╭──

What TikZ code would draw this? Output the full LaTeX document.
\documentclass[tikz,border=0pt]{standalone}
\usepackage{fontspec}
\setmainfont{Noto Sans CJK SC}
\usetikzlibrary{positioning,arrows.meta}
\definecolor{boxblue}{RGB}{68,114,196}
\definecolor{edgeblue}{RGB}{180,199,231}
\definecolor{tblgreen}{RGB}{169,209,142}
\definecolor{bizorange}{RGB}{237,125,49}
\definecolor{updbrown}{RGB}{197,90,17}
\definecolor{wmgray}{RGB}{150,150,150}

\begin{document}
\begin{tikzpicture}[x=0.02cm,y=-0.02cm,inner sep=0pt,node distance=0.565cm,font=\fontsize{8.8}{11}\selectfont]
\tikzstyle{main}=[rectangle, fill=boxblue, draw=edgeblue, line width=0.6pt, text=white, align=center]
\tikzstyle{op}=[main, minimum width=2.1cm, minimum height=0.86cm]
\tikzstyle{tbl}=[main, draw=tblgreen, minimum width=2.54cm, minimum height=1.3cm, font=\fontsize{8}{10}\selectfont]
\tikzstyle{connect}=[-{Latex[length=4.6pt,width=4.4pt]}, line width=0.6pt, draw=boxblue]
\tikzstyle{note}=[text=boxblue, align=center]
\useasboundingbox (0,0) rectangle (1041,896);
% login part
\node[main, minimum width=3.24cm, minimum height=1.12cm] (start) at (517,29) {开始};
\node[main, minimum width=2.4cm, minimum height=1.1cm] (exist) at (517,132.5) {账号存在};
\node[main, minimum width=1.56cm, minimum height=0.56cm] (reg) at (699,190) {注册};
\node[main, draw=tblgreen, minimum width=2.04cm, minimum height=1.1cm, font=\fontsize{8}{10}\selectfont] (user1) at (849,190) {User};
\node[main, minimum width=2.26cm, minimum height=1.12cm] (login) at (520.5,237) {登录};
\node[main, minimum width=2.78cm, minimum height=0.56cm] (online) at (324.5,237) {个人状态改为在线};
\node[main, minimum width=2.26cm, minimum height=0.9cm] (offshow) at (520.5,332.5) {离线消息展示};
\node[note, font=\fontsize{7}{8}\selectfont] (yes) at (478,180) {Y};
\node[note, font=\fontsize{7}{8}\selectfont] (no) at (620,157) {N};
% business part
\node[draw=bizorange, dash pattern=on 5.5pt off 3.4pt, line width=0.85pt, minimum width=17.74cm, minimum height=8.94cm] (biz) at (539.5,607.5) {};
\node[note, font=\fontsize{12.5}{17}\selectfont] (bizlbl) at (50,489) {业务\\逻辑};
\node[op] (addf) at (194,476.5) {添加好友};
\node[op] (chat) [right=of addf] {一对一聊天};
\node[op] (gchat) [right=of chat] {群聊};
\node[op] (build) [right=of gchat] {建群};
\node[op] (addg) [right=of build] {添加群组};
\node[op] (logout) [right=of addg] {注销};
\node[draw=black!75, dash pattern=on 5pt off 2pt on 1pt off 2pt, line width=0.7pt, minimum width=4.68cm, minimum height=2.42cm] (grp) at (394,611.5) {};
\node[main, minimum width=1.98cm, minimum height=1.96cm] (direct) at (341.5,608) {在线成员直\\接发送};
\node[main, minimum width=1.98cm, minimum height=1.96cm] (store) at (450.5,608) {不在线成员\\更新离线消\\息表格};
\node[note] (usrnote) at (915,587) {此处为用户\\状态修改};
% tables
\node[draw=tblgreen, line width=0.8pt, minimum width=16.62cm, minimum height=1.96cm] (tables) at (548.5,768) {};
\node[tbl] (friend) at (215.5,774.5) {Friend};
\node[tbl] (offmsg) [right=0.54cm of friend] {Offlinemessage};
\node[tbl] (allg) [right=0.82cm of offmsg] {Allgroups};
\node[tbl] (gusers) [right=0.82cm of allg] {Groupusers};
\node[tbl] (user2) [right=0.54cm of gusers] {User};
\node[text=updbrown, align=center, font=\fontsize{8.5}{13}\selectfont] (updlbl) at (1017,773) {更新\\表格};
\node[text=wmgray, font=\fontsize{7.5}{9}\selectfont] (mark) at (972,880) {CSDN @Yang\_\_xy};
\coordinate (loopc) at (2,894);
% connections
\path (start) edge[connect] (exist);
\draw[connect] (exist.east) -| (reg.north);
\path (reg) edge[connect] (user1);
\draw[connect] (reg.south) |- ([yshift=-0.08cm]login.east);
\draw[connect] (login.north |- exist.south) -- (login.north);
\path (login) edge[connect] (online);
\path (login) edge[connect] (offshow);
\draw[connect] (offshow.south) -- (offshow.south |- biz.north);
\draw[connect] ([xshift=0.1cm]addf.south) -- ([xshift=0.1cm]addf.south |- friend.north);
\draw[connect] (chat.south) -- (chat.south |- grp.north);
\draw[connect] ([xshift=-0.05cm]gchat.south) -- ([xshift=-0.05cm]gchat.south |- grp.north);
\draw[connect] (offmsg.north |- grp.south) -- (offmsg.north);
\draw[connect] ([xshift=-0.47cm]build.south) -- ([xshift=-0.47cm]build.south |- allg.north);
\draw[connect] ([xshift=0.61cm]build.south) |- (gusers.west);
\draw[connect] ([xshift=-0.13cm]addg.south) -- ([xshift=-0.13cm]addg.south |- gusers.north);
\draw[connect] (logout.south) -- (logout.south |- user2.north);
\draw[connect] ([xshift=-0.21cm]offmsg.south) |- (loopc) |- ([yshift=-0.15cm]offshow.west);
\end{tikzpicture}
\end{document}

╰──
╭──

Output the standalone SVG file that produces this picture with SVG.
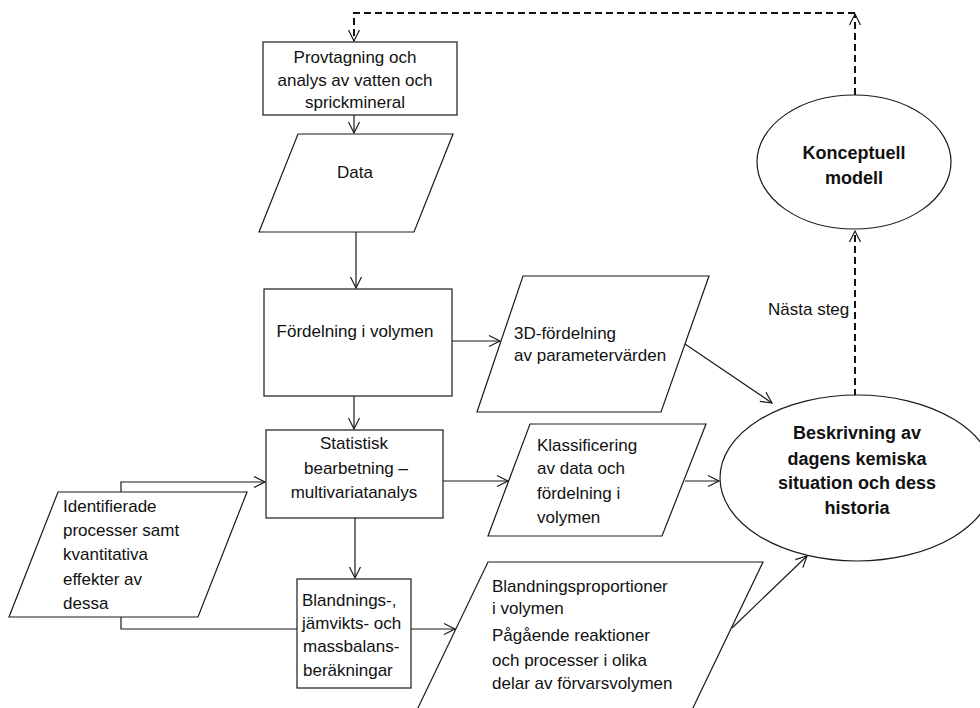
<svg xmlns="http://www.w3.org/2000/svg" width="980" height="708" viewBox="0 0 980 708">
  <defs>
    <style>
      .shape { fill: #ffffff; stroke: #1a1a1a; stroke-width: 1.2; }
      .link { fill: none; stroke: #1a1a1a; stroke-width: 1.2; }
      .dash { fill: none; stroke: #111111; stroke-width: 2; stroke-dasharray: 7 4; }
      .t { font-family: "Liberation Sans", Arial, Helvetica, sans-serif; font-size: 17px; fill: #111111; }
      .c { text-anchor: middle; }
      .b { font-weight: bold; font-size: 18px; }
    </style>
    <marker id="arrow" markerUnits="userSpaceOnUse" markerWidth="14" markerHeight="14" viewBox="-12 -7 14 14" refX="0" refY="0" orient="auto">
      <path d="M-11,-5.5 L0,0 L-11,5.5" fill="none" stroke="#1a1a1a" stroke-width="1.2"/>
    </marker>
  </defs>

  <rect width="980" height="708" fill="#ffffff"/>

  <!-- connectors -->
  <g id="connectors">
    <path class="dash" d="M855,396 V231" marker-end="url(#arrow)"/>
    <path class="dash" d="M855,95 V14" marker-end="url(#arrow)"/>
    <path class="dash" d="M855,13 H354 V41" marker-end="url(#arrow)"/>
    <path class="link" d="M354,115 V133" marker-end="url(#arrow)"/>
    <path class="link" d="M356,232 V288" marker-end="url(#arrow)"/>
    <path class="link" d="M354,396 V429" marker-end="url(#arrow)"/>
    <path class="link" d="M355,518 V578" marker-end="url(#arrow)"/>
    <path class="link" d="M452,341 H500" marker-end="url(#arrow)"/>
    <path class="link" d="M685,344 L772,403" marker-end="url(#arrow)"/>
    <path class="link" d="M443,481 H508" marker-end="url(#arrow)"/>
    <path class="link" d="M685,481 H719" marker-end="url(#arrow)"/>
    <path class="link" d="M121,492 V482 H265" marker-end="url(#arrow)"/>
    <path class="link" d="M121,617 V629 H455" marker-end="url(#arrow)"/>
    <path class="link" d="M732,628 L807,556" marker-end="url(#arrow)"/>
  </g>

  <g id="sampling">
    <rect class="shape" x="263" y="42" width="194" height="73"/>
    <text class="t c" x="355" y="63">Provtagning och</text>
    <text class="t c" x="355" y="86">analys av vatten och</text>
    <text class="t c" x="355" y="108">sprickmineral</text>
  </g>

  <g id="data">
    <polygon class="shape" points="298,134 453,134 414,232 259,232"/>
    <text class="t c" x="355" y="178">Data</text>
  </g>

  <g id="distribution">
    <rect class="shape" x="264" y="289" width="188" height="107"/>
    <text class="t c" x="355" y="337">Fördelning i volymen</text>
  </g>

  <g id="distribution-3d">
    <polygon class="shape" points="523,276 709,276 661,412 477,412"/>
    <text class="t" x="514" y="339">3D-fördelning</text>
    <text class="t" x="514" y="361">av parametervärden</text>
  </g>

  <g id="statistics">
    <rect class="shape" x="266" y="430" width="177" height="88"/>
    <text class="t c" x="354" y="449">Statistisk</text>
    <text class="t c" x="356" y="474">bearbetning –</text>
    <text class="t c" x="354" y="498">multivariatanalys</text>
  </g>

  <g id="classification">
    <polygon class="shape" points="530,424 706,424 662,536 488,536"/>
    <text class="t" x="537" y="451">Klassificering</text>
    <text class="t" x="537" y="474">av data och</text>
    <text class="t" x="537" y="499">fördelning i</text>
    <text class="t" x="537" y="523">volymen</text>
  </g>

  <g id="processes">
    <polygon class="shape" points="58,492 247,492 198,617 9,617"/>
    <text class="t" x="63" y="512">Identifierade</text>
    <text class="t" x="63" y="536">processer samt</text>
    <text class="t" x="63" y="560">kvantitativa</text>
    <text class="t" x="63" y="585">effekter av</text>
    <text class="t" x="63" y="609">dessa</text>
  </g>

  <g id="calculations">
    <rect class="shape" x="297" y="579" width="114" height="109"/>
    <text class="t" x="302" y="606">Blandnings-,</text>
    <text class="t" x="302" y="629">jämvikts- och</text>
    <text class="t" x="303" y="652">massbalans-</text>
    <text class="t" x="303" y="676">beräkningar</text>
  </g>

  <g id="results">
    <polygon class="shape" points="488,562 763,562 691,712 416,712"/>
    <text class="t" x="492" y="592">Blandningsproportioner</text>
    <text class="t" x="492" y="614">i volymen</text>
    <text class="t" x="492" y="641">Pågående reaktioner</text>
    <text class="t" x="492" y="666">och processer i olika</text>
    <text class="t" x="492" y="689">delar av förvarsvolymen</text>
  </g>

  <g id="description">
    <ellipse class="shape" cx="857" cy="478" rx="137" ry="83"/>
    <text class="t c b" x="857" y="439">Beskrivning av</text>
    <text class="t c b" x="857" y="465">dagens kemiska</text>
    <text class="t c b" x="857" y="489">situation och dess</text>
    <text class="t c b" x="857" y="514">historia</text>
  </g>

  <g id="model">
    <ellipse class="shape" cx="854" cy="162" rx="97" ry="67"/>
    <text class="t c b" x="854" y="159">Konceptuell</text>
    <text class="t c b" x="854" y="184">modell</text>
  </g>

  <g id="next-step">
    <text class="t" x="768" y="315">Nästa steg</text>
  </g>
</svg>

╰──

• WHAT YOU SHOULD DO:
Find how many lines hold the string "this", and state that number alone.

• RESULT:
2